Here’s a real workflow I’ve used in style animation tests:
- Estimate motion between keyframes using a fast flow method.
- Warp the last good frame toward the next target using the flow.
- Run a refinement model conditioned on the warped result and your target prompt or style.
- Use a lightweight consistency metric to detect drift and trigger a stronger refinement step only when needed.
You get smoother motion with less training complexity, and when something breaks, you can localize it. If identity slips, it’s often a guide issue, not a generative collapse.
Trade-offs to watch
This approach is great for temporal stability, but there are a few failure modes:
- Flow errors show up as smeared or duplicated details, especially in occlusions.
- Fast camera cuts or disocclusions can confuse warp-based guidance.
- Style transfer can “snap” if the system treats each frame too independently.
To manage that, many teams include occlusion handling and confidence weighting. Even a simple weighting by flow magnitude and consistency can dramatically reduce ghosting.
Alternative temporal video models: diffusion with explicit time control
Diffusion-based systems are popular in video synthesis AI options because they’re flexible and steerable. The key alternative to heavy spatiotemporal learning is how you use diffusion across time.
Instead of generating the whole clip jointly, you can:
- Generate frames independently but condition them on temporal embeddings.
- Run diffusion per frame with temporal features coming from a separate tracker or motion encoder.
- Use multi-stage refinement, where early passes focus on coarse motion placement and later passes sharpen and stabilize.

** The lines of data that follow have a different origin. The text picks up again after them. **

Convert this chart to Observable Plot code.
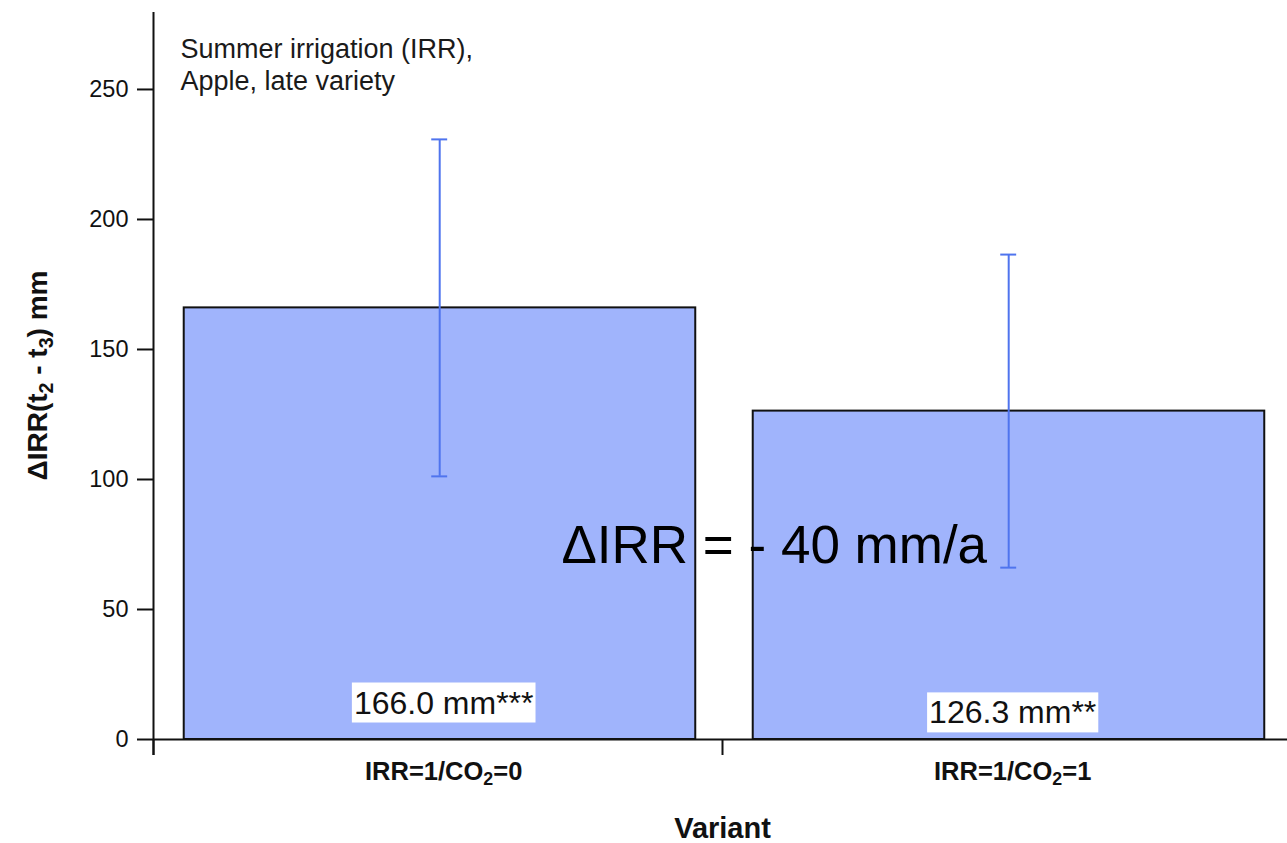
<!DOCTYPE html>
<html><head><meta charset="utf-8">
<script src="https://cdn.jsdelivr.net/npm/d3@7"></script>
<script src="https://cdn.jsdelivr.net/npm/@observablehq/plot@0.6"></script>
<style>body{margin:0;background:#fff}</style>
</head><body><div id="chart"></div>
<script>
const variants = ["IRR=1/CO₂=0", "IRR=1/CO₂=1"];
const means = [166.0, 126.3];
const errLow = [101.2, 66.1];
const errHigh = [230.8, 186.5];
const valueLabels = ["166.0 mm***", "126.3 mm**"];
const yTicks = [0, 50, 100, 150, 200, 250];
const xBoundaryTicks = [0, 1, 2];
const yLabel = "ΔIRR(t₂ - t₃) mm";
const xLabel = "Variant";
const noteText = "Summer irrigation (IRR),\nApple, late variety";
const deltaNote = "ΔIRR = - 40 mm/a";

const rows = variants.map((v, i) => ({variant: v, i, mean: means[i], lo: errLow[i], hi: errHigh[i], label: valueLabels[i]}));

const font = "'Liberation Sans', Arial, sans-serif";
const yMin = -6.15, yMax = 279.6;
const ink = "#111";
const errColor = "#4f74ee";

const plot = Plot.plot({
  width: 1287, height: 843,
  marginTop: 12, marginRight: 0, marginBottom: 88, marginLeft: 153,
  style: {fontFamily: font, background: "#fff", overflow: "visible"},
  x: {type: "linear", domain: [0, 2], range: [153, 1291], axis: null},
  y: {domain: [yMin, yMax], axis: null},
  marks: [
    Plot.rect(rows, {x1: d => d.i + 0.054, x2: d => d.i + 0.953, y1: 0, y2: "mean", fill: "#a0b4fc", stroke: ink, strokeWidth: 2}),
    Plot.ruleX(rows, {x: d => d.i + 0.503, y1: "lo", y2: "hi", stroke: errColor, strokeWidth: 2}),
    Plot.ruleY(rows, {y: "hi", x1: d => d.i + 0.489, x2: d => d.i + 0.517, stroke: errColor, strokeWidth: 2}),
    Plot.ruleY(rows, {y: "lo", x1: d => d.i + 0.489, x2: d => d.i + 0.517, stroke: errColor, strokeWidth: 2}),
    Plot.ruleX([0], {y1: yMin, y2: yMax, stroke: ink, strokeWidth: 2}),
    Plot.ruleY([0], {x1: 0, x2: 2, stroke: ink, strokeWidth: 2}),
    Plot.ruleX(xBoundaryTicks, {x: d => d, y1: 0, y2: yMin, stroke: ink, strokeWidth: 2}),
    Plot.axisY({ticks: yTicks, tickSize: 16, tickPadding: 9, fontSize: 23.5, strokeWidth: 2, color: ink, label: null, tickFormat: d => String(d)}),
    Plot.text(rows, {x: d => d.i + 0.51, y: d => d.i === 0 ? 10 : 6.2, text: "label", fontSize: 32, lineAnchor: "bottom", fill: ink, className: "vlabel"}),
    Plot.text(rows, {x: d => d.i + 0.51, y: 0, dy: 32, text: "variant", fontSize: 25.5, fontWeight: "bold", lineAnchor: "middle", fill: ink, className: "subs"}),
    Plot.text([xLabel], {x: () => 1, y: () => 0, dy: 89, text: d => d, fontSize: 29, fontWeight: "bold", lineAnchor: "middle", fill: ink}),
    Plot.text([yLabel], {frameAnchor: "left", rotate: -90, dx: -115, dy: -8.5, text: d => d, fontSize: 28, fontWeight: "bold", lineAnchor: "middle", textAnchor: "middle", fill: ink, className: "subs"}),
    Plot.text([noteText], {frameAnchor: "top-left", dx: 27, dy: 22.5, text: d => d, fontSize: 27, lineHeight: 1.2, lineAnchor: "top", textAnchor: "start", fill: "#1a1a1a"}),
    Plot.text([deltaNote], {x: () => 1.091, y: () => 67.7, text: d => d, fontSize: 53, lineAnchor: "bottom", fill: "#000"})
  ]
});
document.getElementById("chart").appendChild(plot);

// real subscripts (₂, ₃) drawn as smaller lowered digits
const subMap = {"₂": "2", "₃": "3"};
d3.select(plot).selectAll("g.subs text").each(function() {
  const s = this.textContent;
  const el = d3.select(this);
  el.text(null);
  // split into runs of normal / subscript characters
  const runs = [];
  for (const ch of s) {
    const sub = !!subMap[ch];
    const c = sub ? subMap[ch] : ch;
    if (runs.length && runs[runs.length - 1].sub === sub) runs[runs.length - 1].t += c;
    else runs.push({sub, t: c});
  }
  let afterSub = false;
  for (const r of runs) {
    const t = el.append("tspan").text(r.t);
    if (r.sub) { t.attr("font-size", "70%").attr("dy", "0.3em"); afterSub = true; }
    else if (afterSub) { t.attr("dy", "-0.21em"); afterSub = false; }
  }
});

// white boxes behind the value labels
d3.select(plot).selectAll("g.vlabel text").each(function() {
  const b = this.getBBox();
  const padX = 2, padY = 3;
  d3.select(this.parentNode).insert("rect", () => this)
    .attr("x", b.x - padX).attr("y", b.y - padY + 1)
    .attr("width", b.width + 2 * padX).attr("height", b.height + 2 * padY - 2)
    .attr("transform", this.getAttribute("transform"))
    .attr("fill", "#fff");
});
</script>
</body></html>
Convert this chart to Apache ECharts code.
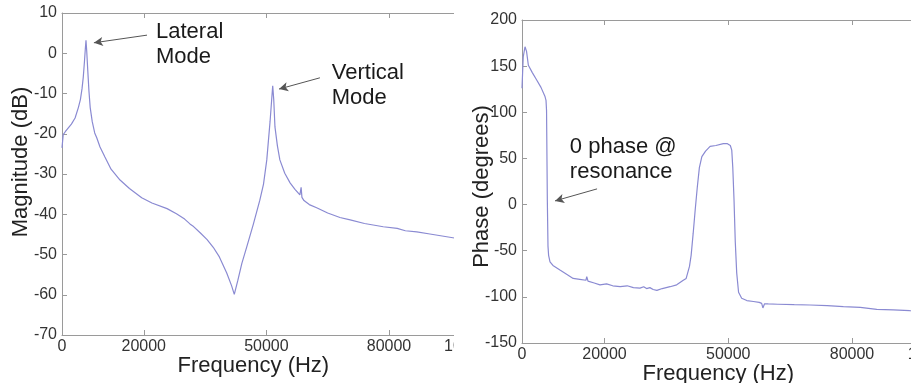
<!DOCTYPE html>
<html>
<head>
<meta charset="utf-8">
<script src="https://cdn.jsdelivr.net/npm/echarts@6/dist/echarts.min.js"></script>
<style>
  html, body { margin: 0; padding: 0; background: #fff; overflow: hidden; }
  #wrapL { position: absolute; left: 0; top: 0; width: 454px; height: 383px; overflow: hidden; }
  #wrapR { position: absolute; left: 454px; top: 0; width: 457px; height: 383px; overflow: hidden; }
  #chartL { width: 560px; height: 400px; }
  #chartR { width: 560px; height: 400px; }
</style>
</head>
<body>
<div id="wrapL"><div id="chartL"></div></div>
<div id="wrapR"><div id="chartR"></div></div>
<script>
// ---- data ----
const xTickValues = [0, 20000, 50000, 80000, 100000];

const magFreq = [0, 300, 800, 1500, 2300, 3200, 4000, 4500, 4900, 5200, 5500, 5700, 5870, 6050, 6300, 6600, 6900, 7400, 8000, 8500, 9300, 10500, 12000, 14200, 16500, 19500, 22000, 25700, 28000, 30000, 31300, 32000, 33800, 35500, 37000, 38500, 40300, 41500, 42150, 43000, 44000, 45200, 46800, 48400, 49300, 50100, 50900, 51300, 51550, 51800, 52100, 52700, 53300, 54500, 55800, 57000, 58200, 58500, 58700, 59200, 60500, 62300, 65000, 68000, 70500, 74000, 78600, 82000, 84000, 86800, 90000, 93000, 96000, 100000];
const magDb = [-23.5, -20.2, -19.5, -18.6, -17.6, -16.1, -13.5, -11.5, -8.8, -6.0, -2.0, 1.0, 3.2, 0.5, -4.2, -9.5, -13.5, -17.0, -19.8, -21.0, -23.3, -25.8, -28.8, -31.5, -33.6, -35.9, -37.2, -38.6, -39.9, -41.2, -42.4, -42.9, -44.6, -46.3, -48.2, -50.6, -54.6, -57.8, -59.9, -56.5, -52.2, -48.1, -42.5, -36.5, -32.5, -26.5, -17.0, -11.5, -8.1, -11.5, -18.3, -23.0, -26.5, -29.8, -32.2, -33.8, -35.2, -33.3, -35.8, -36.6, -37.6, -38.4, -39.7, -40.8, -41.4, -42.3, -43.1, -43.5, -44.1, -44.4, -44.9, -45.4, -45.9, -46.2];

const phFreq = [0, 300, 730, 1100, 1540, 2500, 3560, 4600, 5580, 5820, 5950, 6140, 6300, 6450, 6790, 7500, 9200, 11000, 12400, 14000, 15500, 15700, 16000, 17500, 18900, 20500, 22000, 23800, 25500, 27000, 28600, 29500, 30200, 31000, 31800, 32700, 34000, 35900, 37500, 39100, 39800, 40600, 41000, 41500, 42000, 42500, 43000, 43600, 44500, 45600, 47000, 48800, 49800, 50500, 50850, 51100, 51400, 51700, 52050, 52500, 53250, 54500, 56100, 57500, 58100, 58400, 58800, 59700, 62000, 66000, 69800, 74000, 77900, 82000, 86000, 90000, 94000, 100000];
const phDeg = [126, 160, 171, 166, 151, 143, 135, 127, 117, 113, 102, 5, -45, -55, -62, -66, -71, -76, -80, -81, -82, -78, -83, -85, -87, -86, -88, -89, -88, -90, -90.5, -89, -91, -90, -92, -93, -91, -89, -87, -82, -80, -67, -55, -31, -5, 19, 40, 52, 58, 63, 64, 66, 66, 64, 59, 40, 5, -40, -74, -95, -101.5, -104, -105, -106, -107, -112, -107.5, -107.7, -108, -108.5, -108.8, -109.5, -110.6, -111.5, -113.5, -114, -115, -116];

// annotations (data coordinates)
const magNotes = [
  { text: 'Lateral\nMode', at: [23000, 8.3], from: [20800, 4.5], to: [7800, 2.6] },
  { text: 'Vertical\nMode', at: [66000, -1.7], from: [63100, -6.1], to: [53100, -8.9] }
];
const phNotes = [
  { text: '0 phase @\nresonance', at: [11600, 76], from: [18200, 17], to: [8000, 4] }
];

// ---- styles ----
const FONT = 'Liberation Sans, Arial, Helvetica, sans-serif';
const AXIS_COLOR = '#9a9a9a';
const LINE_COLOR = '#8a8ad2';

function pair(xs, ys) { return xs.map((x, i) => [x, ys[i]]); }

function buildOption(cfg) {
  const xCommon = {
    type: 'value', min: 0, max: 100000,
    axisLine: { show: true, onZero: false, lineStyle: { color: AXIS_COLOR, width: 1 } },
    axisTick: { show: true, inside: true, length: 5, customValues: xTickValues, lineStyle: { color: AXIS_COLOR } },
    splitLine: { show: false }
  };
  return {
    animation: false,
    textStyle: { fontFamily: FONT },
    grid: {
      left: cfg.gridLeft, top: cfg.gridTop, bottom: cfg.gridBottom, right: cfg.gridRight,
      containLabel: false, outerBoundsMode: 'none'
    },
    xAxis: [
      Object.assign({}, xCommon, {
        position: 'bottom',
        name: 'Frequency (Hz)', nameLocation: 'middle', nameGap: 20, nameMoveOverlap: false,
        nameTextStyle: { fontSize: 22, color: '#222', fontFamily: FONT, padding: cfg.xNamePad },
        axisLabel: { customValues: xTickValues, formatter: v => String(v), fontSize: 16, color: '#333', margin: 4, fontFamily: FONT }
      }),
      Object.assign({}, xCommon, { position: 'top', axisLabel: { show: false } })
    ],
    yAxis: {
      type: 'value', min: cfg.yMin, max: cfg.yMax, interval: cfg.yInterval,
      name: cfg.yName, nameLocation: 'middle', nameGap: cfg.yNameGap, nameMoveOverlap: false,
      nameTextStyle: { fontSize: 22, color: '#222', fontFamily: FONT, padding: cfg.yNamePad },
      axisLine: { show: true, onZero: false, lineStyle: { color: AXIS_COLOR } },
      axisTick: { show: true, inside: true, length: 5, lineStyle: { color: AXIS_COLOR } },
      axisLabel: { fontSize: 16, color: '#333', margin: 5, fontFamily: FONT, formatter: v => String(v) },
      splitLine: { show: false }
    },
    series: [{
      type: 'line', xAxisIndex: 0, data: cfg.data, showSymbol: false, symbol: 'none',
      lineStyle: { color: LINE_COLOR, width: 1.2 },
      markLine: {
        silent: true, symbol: ['none', 'arrow'], symbolSize: [7, 9],
        lineStyle: { color: '#555', width: 1, type: 'solid' },
        label: { show: false },
        data: cfg.notes.map(n => [{ coord: n.from }, { coord: n.to }])
      },
      markPoint: {
        silent: true, symbol: 'circle', symbolSize: 0,
        data: cfg.notes.map(n => ({
          coord: n.at,
          label: {
            show: true, formatter: n.text, position: [0, 0], align: 'left', verticalAlign: 'top',
            fontSize: 22, lineHeight: 25, color: '#1a1a1a', fontFamily: FONT
          }
        }))
      }
    }]
  };
}

// chart containers are 560x400, clipped by 454/457 x 383 wrappers
const chartL = echarts.init(document.getElementById('chartL'), null, { renderer: 'canvas' });
chartL.setOption(buildOption({
  gridLeft: 62, gridTop: 13, gridBottom: 65, gridRight: 89.25,
  yMin: -70, yMax: 10, yInterval: 10, yName: 'Magnitude (dB)', yNameGap: 30,
  xNamePad: [0, 26, 0, 0], yNamePad: [0, 0, 0, 24],
  data: pair(magFreq, magDb), notes: magNotes
}));

const chartR = echarts.init(document.getElementById('chartR'), null, { renderer: 'canvas' });
chartR.setOption(buildOption({
  gridLeft: 68, gridTop: 20, gridBottom: 57, gridRight: 79.5,
  yMin: -150, yMax: 200, yInterval: 50, yName: 'Phase (degrees)', yNameGap: 29,
  xNamePad: [0, 20, 0, 0], yNamePad: [0, 10, 0, 0],
  data: pair(phFreq, phDeg), notes: phNotes
}));
</script>
</body>
</html>
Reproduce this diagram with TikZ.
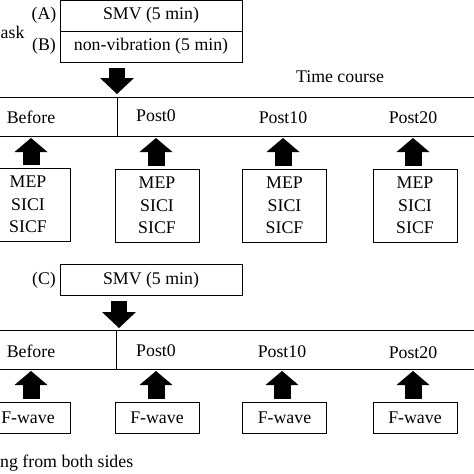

Conditioning strategy beats architecture
In many projects, the architecture wasn’t the real bottleneck. The bottleneck was conditioning.
If your model gets the same text prompt every frame without motion context, it will happily maintain style while drifting geometry. If instead you pass a time index plus structured motion features, the generator learns the “movie grammar” more reliably, even without end-to-end spatiotemporal training.
A practical technique is to use temporal embeddings or frame-relative signals so the model knows “what changes” between frames. Pair that with a guidance signal like pose or warped appearance, and you can get excellent continuity.
The “refine locally” trick
If you want advanced results without the cost of full spatiotemporal modeling, refine locally in time:
- First generate a keyframe set with higher coherence.
- Then interpolate frames between them using temporal conditioning.
- Finally apply a stabilization pass to the whole sequence.
This approach often feels more controllable than asking one model to do everything. You can decide how many keyframes you can afford, based on compute budget and desired motion fidelity.
Representations that make motion easier: latent trajectories, keyframes, and decomposition
Another set of spatiotemporal modeling alternatives uses representations that are naturally temporal friendly. Instead of encoding the whole video in a spatiotemporal tensor, you represent motion as a smaller object.
Think of it as decomposing the problem:
- Appearance
- Motion
- Temporal blending
- Identity preservation
Keyframe-based editing
Keyframe methods treat time as a sequence of anchor points. Between anchors, you either synthesize frames directly with temporal conditioning or you interpolate using learned or estimated motion.
Keyframe workflows are especially strong for:
- controlled camera moves
- character animation where poses are known
- scenes where the background motion is predictable
In my experience, keyframes also make iteration smoother. You can regenerate only the problematic segment instead of re-running a whole clip training or sampling cycle.
Decomposed appearance and motion
You can also split generation into an appearance model plus a motion model.
For example, one network might predict a motion field or transformation parameters, while another network generates the final pixels conditioned on that motion. This division keeps the temporal component smaller and easier to debug.
The big upside is interpretability. When frames wobble, you can inspect motion parameters directly instead of guessing how the model encoded time internally.
When you should still use spatiotemporal modeling (and when you shouldn’t)
Even though the article focuses on alternatives, it’s worth stating clearly: sometimes spatiotemporal modeling alternatives won’t be enough. If your scenes involve extremely complex motion, heavy occlusions, or lots of non-rigid dynamics, end-to-end temporal learning can outperform decomposition approaches.
But you should consider alternatives when:
- you need faster iteration for production
- you want clearer control knobs for motion and identity
- you can estimate motion signals or have keyframes
- you want a system that degrades gracefully when motion guidance is uncertain
One good rule from practical experimentation: if your biggest pain is temporal artifacts you can link to motion estimation, guide-first pipelines often fix that quickly. If your biggest pain is “the model doesn’t understand the temporal story,” you may need more integrated temporal learning, which brings you closer to spatiotemporal modeling.
Practical selection guide for AI Video creation tools and software
If you’re picking tools or designing a system, the selection comes down to constraints: compute, controllability, and the type of motion you need. Here’s a quick way to decide which “alternative temporal video model” strategy will likely feel best for your pipeline.
- If you can get motion cues (flow, depth, poses), start with guide-first synthesis and refine locally.
- If you need strong style consistency across frames, use diffusion per frame with strong temporal conditioning rather than full clip generation.
- If your shots are structured (camera moves, pose-driven characters), keyframe-based methods will save both time and frustration.
- If you need interpretability for debugging, decompose appearance and motion so you can inspect the temporal signals directly.
- If you need maximum realism for wild motion and disocclusions, consider returning to spatiotemporal modeling, but constrain clip length or resolution to keep costs sane.
And yes, there’s overlap. Many high-performing systems blend approaches, like diffusion for detail plus motion-guided warping for continuity. The point is to avoid betting everything on one monolithic temporal representation when you don’t have to.
If you’re exploring spatiotemporal modeling alternatives, keep your evaluation tight. Use short clips, test occlusions early, and measure temporal artifacts in the exact scenarios you care about, not generic benchmarks. The right choice will feel obvious after a week of real iteration, not after a theoretical comparison of “spatiotemporal vs not.”